Constructive Notice and Tenant's Rights
The court also considered the implications of constructive notice, as Taylor had been in possession of the land as Kelly's tenant. It determined that her possession was not adverse, which meant that the legal title remained with Kelly at the time of his sale to the Dixons. The court clarified that the pending action of ejectment initiated by Kelly did not serve as constructive notice to the Dixons, as they were not privy to the nuances of Taylor's contractual rights. The reality of Taylor's tenancy and the ongoing legal action contributed to the complexity of the notice issue, underscoring that the Dixons could not claim ignorance of her equity simply because they were unaware at the time of their purchase.

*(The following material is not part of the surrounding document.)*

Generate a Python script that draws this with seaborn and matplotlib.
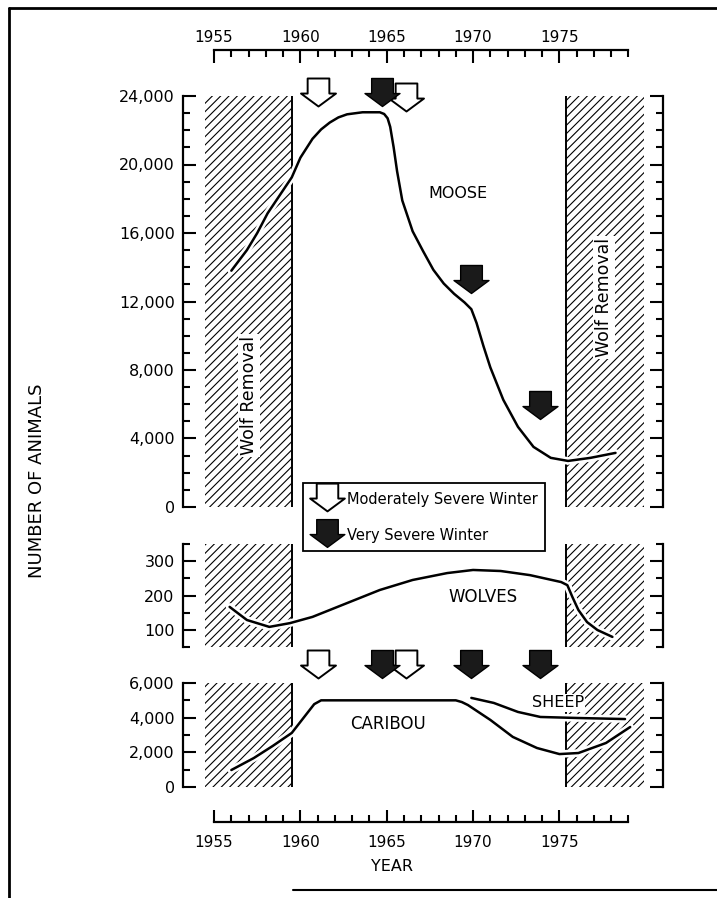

Final Relief and Equitable Principles
In conclusion, the court determined that Taylor was entitled to relief based on equitable principles. It ruled that if the Dixons were unable to satisfy the amount owed to Taylor from the sale proceeds, they were indirectly liable due to their reliance on Kelly's sale and the improvements they made on the property. The court recognized that Taylor had a legitimate claim to the increased value of the property, given her prior agreement with Kelly and her role in facilitating the improvements. Ultimately, the court decreed that Taylor was entitled to an accounting for the amount Kelly received from the Dixons, minus any outstanding balance on her original contract. This ruling reinforced the necessity for vendors to uphold their obligations and for purchasers to acknowledge the rights of prior equitable interests.